▼▼▼

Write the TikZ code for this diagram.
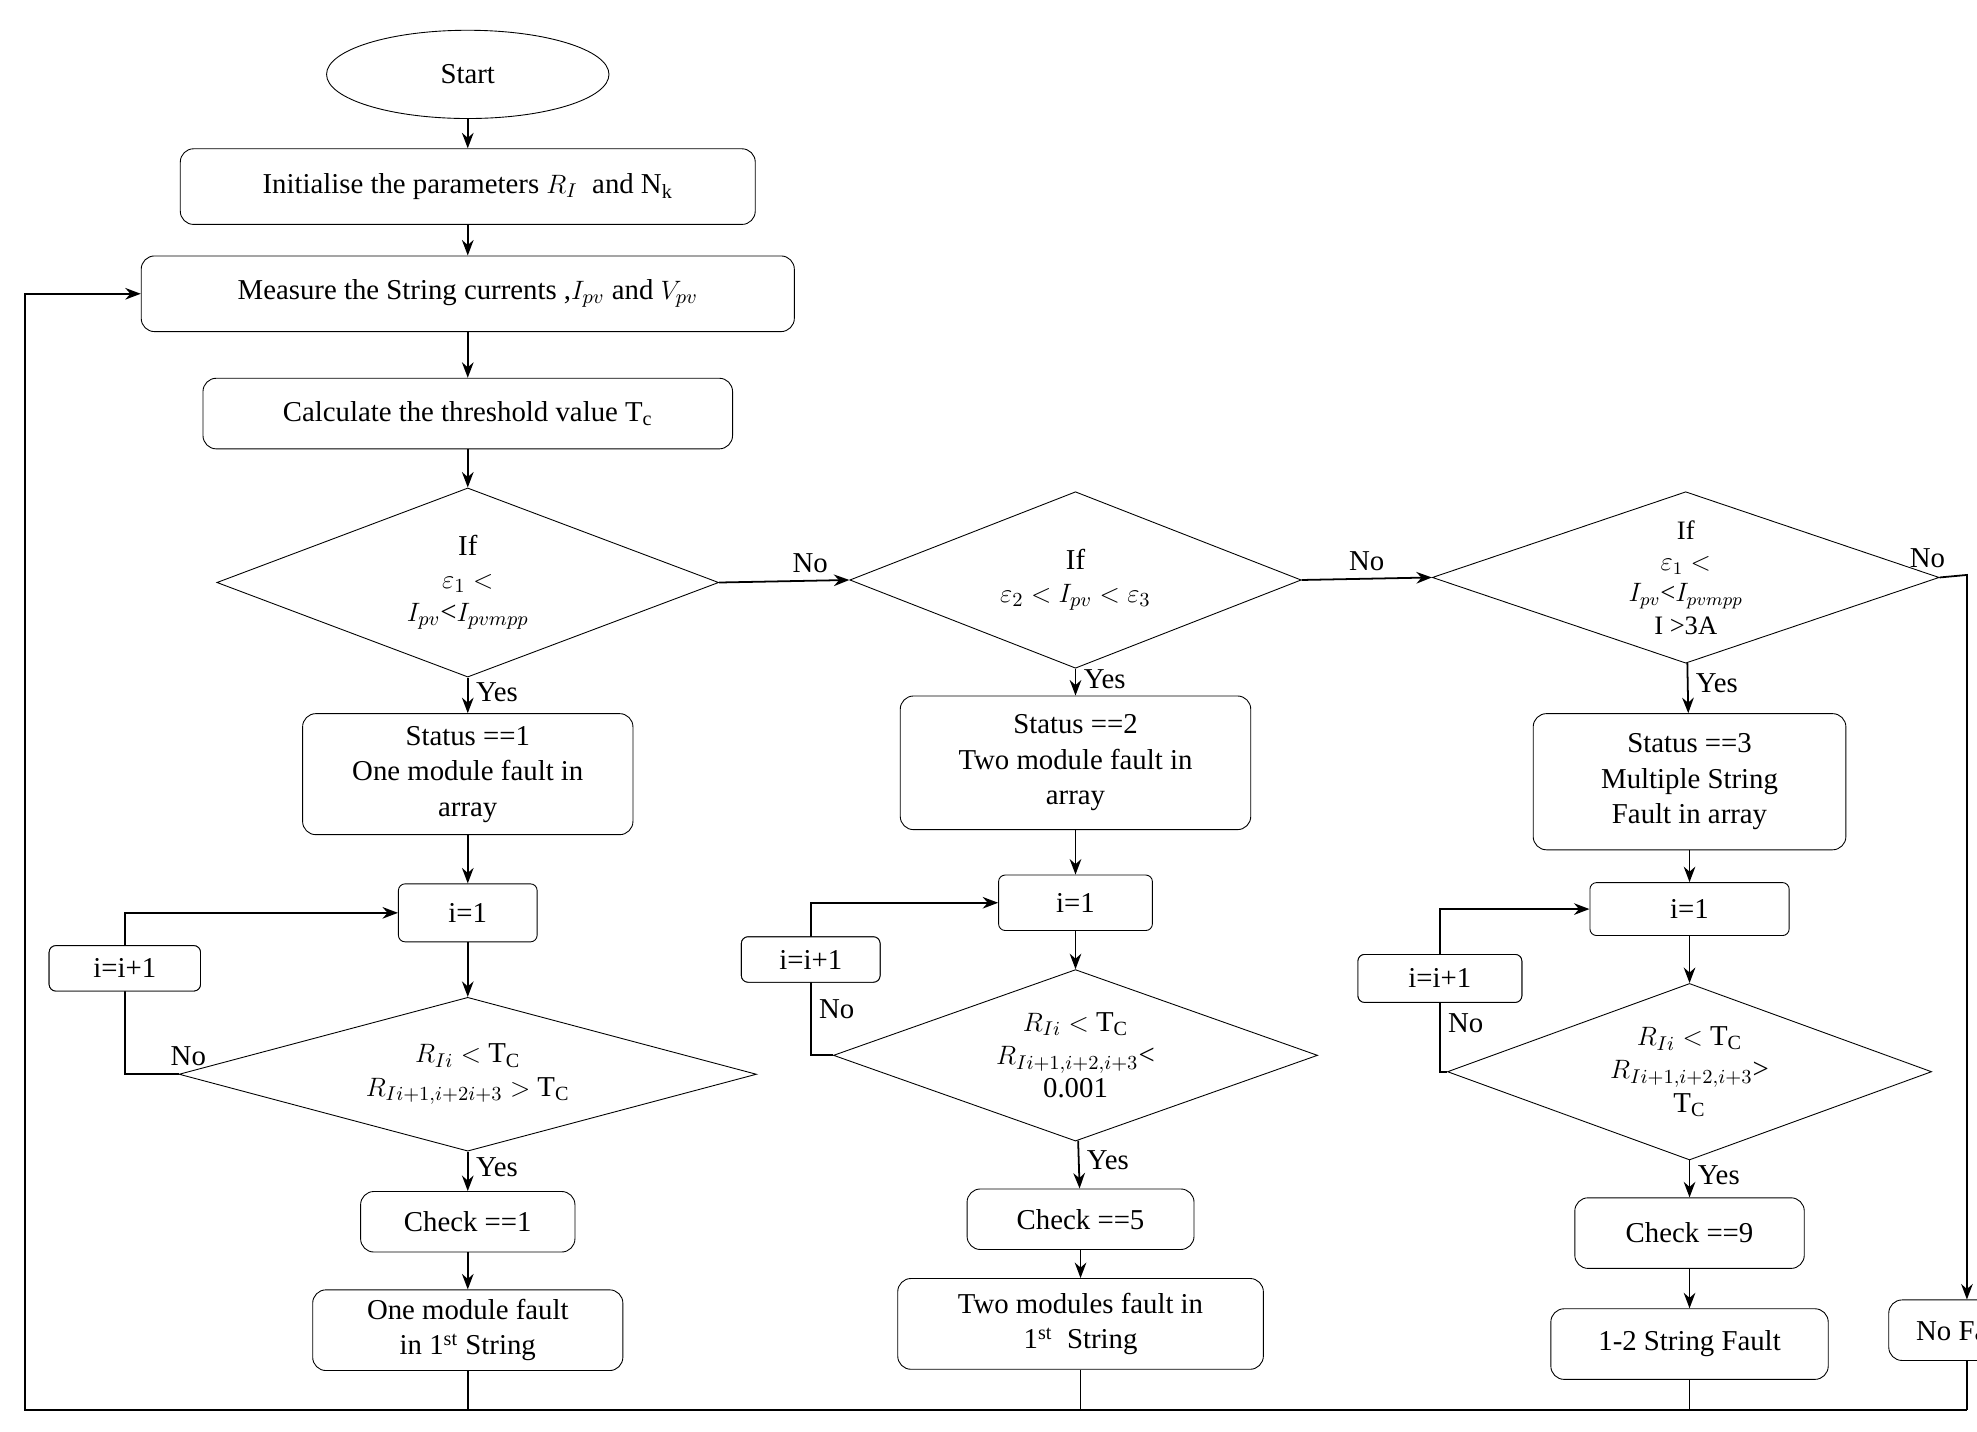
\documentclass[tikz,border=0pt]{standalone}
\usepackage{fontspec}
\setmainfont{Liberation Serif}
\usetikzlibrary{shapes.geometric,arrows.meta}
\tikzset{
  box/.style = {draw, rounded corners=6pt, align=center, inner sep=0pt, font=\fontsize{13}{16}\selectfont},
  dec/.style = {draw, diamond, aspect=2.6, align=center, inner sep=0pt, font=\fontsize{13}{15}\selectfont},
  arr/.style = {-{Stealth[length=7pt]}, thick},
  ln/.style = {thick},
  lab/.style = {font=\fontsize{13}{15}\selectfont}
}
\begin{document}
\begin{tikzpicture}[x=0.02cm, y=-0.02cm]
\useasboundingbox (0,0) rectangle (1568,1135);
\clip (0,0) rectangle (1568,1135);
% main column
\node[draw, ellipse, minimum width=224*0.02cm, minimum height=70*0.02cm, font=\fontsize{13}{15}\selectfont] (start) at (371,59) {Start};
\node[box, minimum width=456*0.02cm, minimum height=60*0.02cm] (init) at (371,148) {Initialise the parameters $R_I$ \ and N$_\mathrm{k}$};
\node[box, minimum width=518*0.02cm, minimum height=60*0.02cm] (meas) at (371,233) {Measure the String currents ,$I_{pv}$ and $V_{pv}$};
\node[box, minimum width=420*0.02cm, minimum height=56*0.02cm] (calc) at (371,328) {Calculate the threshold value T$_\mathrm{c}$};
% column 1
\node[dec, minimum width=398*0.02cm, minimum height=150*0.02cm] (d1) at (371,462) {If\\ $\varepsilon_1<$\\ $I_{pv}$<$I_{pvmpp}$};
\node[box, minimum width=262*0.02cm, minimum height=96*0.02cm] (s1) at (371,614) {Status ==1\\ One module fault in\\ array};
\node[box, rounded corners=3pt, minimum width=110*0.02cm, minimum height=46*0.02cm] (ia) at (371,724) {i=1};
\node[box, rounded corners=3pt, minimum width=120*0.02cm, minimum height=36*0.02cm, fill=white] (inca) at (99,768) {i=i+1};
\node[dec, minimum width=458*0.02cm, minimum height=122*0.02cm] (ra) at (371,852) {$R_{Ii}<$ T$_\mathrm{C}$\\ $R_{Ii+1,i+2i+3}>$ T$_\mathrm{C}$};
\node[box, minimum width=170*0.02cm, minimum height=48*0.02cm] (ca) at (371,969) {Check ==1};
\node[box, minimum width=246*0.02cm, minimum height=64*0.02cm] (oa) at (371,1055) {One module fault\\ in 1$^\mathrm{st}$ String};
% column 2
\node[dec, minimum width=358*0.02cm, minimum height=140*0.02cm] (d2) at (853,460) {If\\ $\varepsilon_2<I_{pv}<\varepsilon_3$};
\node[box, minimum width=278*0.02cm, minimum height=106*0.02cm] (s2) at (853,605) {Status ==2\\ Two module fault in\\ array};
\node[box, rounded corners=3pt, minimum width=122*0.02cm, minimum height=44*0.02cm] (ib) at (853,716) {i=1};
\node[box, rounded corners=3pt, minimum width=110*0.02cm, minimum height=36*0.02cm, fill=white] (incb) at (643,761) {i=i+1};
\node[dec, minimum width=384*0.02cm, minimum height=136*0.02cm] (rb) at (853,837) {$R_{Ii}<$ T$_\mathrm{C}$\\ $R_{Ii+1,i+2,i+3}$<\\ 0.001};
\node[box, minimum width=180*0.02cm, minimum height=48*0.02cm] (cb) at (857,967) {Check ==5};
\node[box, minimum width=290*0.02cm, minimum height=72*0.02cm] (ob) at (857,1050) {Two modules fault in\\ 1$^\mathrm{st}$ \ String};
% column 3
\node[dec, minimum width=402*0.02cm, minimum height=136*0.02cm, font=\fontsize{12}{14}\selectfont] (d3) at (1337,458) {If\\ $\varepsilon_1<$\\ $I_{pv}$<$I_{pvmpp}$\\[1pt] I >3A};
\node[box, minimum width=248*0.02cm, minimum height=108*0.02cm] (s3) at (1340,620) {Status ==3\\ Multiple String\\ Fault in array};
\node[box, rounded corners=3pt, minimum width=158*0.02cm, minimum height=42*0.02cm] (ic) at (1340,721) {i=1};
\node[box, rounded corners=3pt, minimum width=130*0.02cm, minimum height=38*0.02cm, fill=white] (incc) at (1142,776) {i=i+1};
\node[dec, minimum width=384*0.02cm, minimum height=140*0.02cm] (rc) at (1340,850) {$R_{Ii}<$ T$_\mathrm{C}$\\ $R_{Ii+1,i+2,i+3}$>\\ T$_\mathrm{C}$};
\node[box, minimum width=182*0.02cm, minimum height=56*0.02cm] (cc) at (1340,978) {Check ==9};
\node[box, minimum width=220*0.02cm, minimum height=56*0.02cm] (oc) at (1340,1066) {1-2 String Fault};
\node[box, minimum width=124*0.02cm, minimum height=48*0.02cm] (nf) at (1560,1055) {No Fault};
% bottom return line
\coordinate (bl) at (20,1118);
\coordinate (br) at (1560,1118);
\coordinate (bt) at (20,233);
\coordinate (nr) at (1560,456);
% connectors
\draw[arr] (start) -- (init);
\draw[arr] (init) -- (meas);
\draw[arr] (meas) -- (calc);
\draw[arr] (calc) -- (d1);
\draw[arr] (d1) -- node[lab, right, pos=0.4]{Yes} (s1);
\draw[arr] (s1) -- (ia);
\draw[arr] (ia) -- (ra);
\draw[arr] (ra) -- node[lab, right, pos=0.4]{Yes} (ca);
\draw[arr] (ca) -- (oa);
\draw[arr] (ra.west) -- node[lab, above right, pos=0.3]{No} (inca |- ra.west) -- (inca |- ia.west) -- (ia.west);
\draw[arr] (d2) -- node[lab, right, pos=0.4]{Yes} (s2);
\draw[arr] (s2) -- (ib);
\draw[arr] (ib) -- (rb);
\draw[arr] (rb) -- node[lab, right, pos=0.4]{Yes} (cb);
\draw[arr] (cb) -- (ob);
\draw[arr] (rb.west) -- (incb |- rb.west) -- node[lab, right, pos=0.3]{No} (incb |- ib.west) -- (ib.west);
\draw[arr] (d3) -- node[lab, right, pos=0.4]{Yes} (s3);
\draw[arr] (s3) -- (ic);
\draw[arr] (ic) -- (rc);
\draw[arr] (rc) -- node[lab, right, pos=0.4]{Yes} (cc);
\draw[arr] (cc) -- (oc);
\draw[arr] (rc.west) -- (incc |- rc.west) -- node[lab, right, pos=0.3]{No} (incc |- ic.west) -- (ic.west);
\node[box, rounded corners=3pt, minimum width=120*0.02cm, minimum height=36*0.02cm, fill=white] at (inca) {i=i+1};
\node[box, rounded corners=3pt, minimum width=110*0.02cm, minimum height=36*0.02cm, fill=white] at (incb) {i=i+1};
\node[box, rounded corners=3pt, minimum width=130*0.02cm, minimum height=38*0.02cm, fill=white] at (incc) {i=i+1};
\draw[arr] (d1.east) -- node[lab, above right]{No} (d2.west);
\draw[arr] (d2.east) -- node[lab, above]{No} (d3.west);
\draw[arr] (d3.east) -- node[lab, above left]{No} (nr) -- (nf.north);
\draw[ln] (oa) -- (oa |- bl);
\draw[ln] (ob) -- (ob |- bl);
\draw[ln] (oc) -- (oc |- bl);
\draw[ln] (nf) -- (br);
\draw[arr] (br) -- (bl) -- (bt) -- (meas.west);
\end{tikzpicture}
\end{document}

▲▲▲

Quote the data above in full, leaving out the pictures it holds.

Write the TikZ code for this diagram.
\documentclass[tikz,border=0pt]{standalone}
\usepackage{fontspec}
\setmainfont{Liberation Serif}
\usetikzlibrary{shapes.geometric,arrows.meta}
\tikzset{
  box/.style = {draw, rounded corners=6pt, align=center, inner sep=0pt, font=\fontsize{13}{16}\selectfont},
  dec/.style = {draw, diamond, aspect=2.6, align=center, inner sep=0pt, font=\fontsize{13}{15}\selectfont},
  arr/.style = {-{Stealth[length=7pt]}, thick},
  ln/.style = {thick},
  lab/.style = {font=\fontsize{13}{15}\selectfont}
}
\begin{document}
\begin{tikzpicture}[x=0.02cm, y=-0.02cm]
\useasboundingbox (0,0) rectangle (1568,1135);
\clip (0,0) rectangle (1568,1135);
% main column
\node[draw, ellipse, minimum width=224*0.02cm, minimum height=70*0.02cm, font=\fontsize{13}{15}\selectfont] (start) at (371,59) {Start};
\node[box, minimum width=456*0.02cm, minimum height=60*0.02cm] (init) at (371,148) {Initialise the parameters $R_I$ \ and N$_\mathrm{k}$};
\node[box, minimum width=518*0.02cm, minimum height=60*0.02cm] (meas) at (371,233) {Measure the String currents ,$I_{pv}$ and $V_{pv}$};
\node[box, minimum width=420*0.02cm, minimum height=56*0.02cm] (calc) at (371,328) {Calculate the threshold value T$_\mathrm{c}$};
% column 1
\node[dec, minimum width=398*0.02cm, minimum height=150*0.02cm] (d1) at (371,462) {If\\ $\varepsilon_1<$\\ $I_{pv}$<$I_{pvmpp}$};
\node[box, minimum width=262*0.02cm, minimum height=96*0.02cm] (s1) at (371,614) {Status ==1\\ One module fault in\\ array};
\node[box, rounded corners=3pt, minimum width=110*0.02cm, minimum height=46*0.02cm] (ia) at (371,724) {i=1};
\node[box, rounded corners=3pt, minimum width=120*0.02cm, minimum height=36*0.02cm, fill=white] (inca) at (99,768) {i=i+1};
\node[dec, minimum width=458*0.02cm, minimum height=122*0.02cm] (ra) at (371,852) {$R_{Ii}<$ T$_\mathrm{C}$\\ $R_{Ii+1,i+2i+3}>$ T$_\mathrm{C}$};
\node[box, minimum width=170*0.02cm, minimum height=48*0.02cm] (ca) at (371,969) {Check ==1};
\node[box, minimum width=246*0.02cm, minimum height=64*0.02cm] (oa) at (371,1055) {One module fault\\ in 1$^\mathrm{st}$ String};
% column 2
\node[dec, minimum width=358*0.02cm, minimum height=140*0.02cm] (d2) at (853,460) {If\\ $\varepsilon_2<I_{pv}<\varepsilon_3$};
\node[box, minimum width=278*0.02cm, minimum height=106*0.02cm] (s2) at (853,605) {Status ==2\\ Two module fault in\\ array};
\node[box, rounded corners=3pt, minimum width=122*0.02cm, minimum height=44*0.02cm] (ib) at (853,716) {i=1};
\node[box, rounded corners=3pt, minimum width=110*0.02cm, minimum height=36*0.02cm, fill=white] (incb) at (643,761) {i=i+1};
\node[dec, minimum width=384*0.02cm, minimum height=136*0.02cm] (rb) at (853,837) {$R_{Ii}<$ T$_\mathrm{C}$\\ $R_{Ii+1,i+2,i+3}$<\\ 0.001};
\node[box, minimum width=180*0.02cm, minimum height=48*0.02cm] (cb) at (857,967) {Check ==5};
\node[box, minimum width=290*0.02cm, minimum height=72*0.02cm] (ob) at (857,1050) {Two modules fault in\\ 1$^\mathrm{st}$ \ String};
% column 3
\node[dec, minimum width=402*0.02cm, minimum height=136*0.02cm, font=\fontsize{12}{14}\selectfont] (d3) at (1337,458) {If\\ $\varepsilon_1<$\\ $I_{pv}$<$I_{pvmpp}$\\[1pt] I >3A};
\node[box, minimum width=248*0.02cm, minimum height=108*0.02cm] (s3) at (1340,620) {Status ==3\\ Multiple String\\ Fault in array};
\node[box, rounded corners=3pt, minimum width=158*0.02cm, minimum height=42*0.02cm] (ic) at (1340,721) {i=1};
\node[box, rounded corners=3pt, minimum width=130*0.02cm, minimum height=38*0.02cm, fill=white] (incc) at (1142,776) {i=i+1};
\node[dec, minimum width=384*0.02cm, minimum height=140*0.02cm] (rc) at (1340,850) {$R_{Ii}<$ T$_\mathrm{C}$\\ $R_{Ii+1,i+2,i+3}$>\\ T$_\mathrm{C}$};
\node[box, minimum width=182*0.02cm, minimum height=56*0.02cm] (cc) at (1340,978) {Check ==9};
\node[box, minimum width=220*0.02cm, minimum height=56*0.02cm] (oc) at (1340,1066) {1-2 String Fault};
\node[box, minimum width=124*0.02cm, minimum height=48*0.02cm] (nf) at (1560,1055) {No Fault};
% bottom return line
\coordinate (bl) at (20,1118);
\coordinate (br) at (1560,1118);
\coordinate (bt) at (20,233);
\coordinate (nr) at (1560,456);
% connectors
\draw[arr] (start) -- (init);
\draw[arr] (init) -- (meas);
\draw[arr] (meas) -- (calc);
\draw[arr] (calc) -- (d1);
\draw[arr] (d1) -- node[lab, right, pos=0.4]{Yes} (s1);
\draw[arr] (s1) -- (ia);
\draw[arr] (ia) -- (ra);
\draw[arr] (ra) -- node[lab, right, pos=0.4]{Yes} (ca);
\draw[arr] (ca) -- (oa);
\draw[arr] (ra.west) -- node[lab, above right, pos=0.3]{No} (inca |- ra.west) -- (inca |- ia.west) -- (ia.west);
\draw[arr] (d2) -- node[lab, right, pos=0.4]{Yes} (s2);
\draw[arr] (s2) -- (ib);
\draw[arr] (ib) -- (rb);
\draw[arr] (rb) -- node[lab, right, pos=0.4]{Yes} (cb);
\draw[arr] (cb) -- (ob);
\draw[arr] (rb.west) -- (incb |- rb.west) -- node[lab, right, pos=0.3]{No} (incb |- ib.west) -- (ib.west);
\draw[arr] (d3) -- node[lab, right, pos=0.4]{Yes} (s3);
\draw[arr] (s3) -- (ic);
\draw[arr] (ic) -- (rc);
\draw[arr] (rc) -- node[lab, right, pos=0.4]{Yes} (cc);
\draw[arr] (cc) -- (oc);
\draw[arr] (rc.west) -- (incc |- rc.west) -- node[lab, right, pos=0.3]{No} (incc |- ic.west) -- (ic.west);
\node[box, rounded corners=3pt, minimum width=120*0.02cm, minimum height=36*0.02cm, fill=white] at (inca) {i=i+1};
\node[box, rounded corners=3pt, minimum width=110*0.02cm, minimum height=36*0.02cm, fill=white] at (incb) {i=i+1};
\node[box, rounded corners=3pt, minimum width=130*0.02cm, minimum height=38*0.02cm, fill=white] at (incc) {i=i+1};
\draw[arr] (d1.east) -- node[lab, above right]{No} (d2.west);
\draw[arr] (d2.east) -- node[lab, above]{No} (d3.west);
\draw[arr] (d3.east) -- node[lab, above left]{No} (nr) -- (nf.north);
\draw[ln] (oa) -- (oa |- bl);
\draw[ln] (ob) -- (ob |- bl);
\draw[ln] (oc) -- (oc |- bl);
\draw[ln] (nf) -- (br);
\draw[arr] (br) -- (bl) -- (bt) -- (meas.west);
\end{tikzpicture}
\end{document}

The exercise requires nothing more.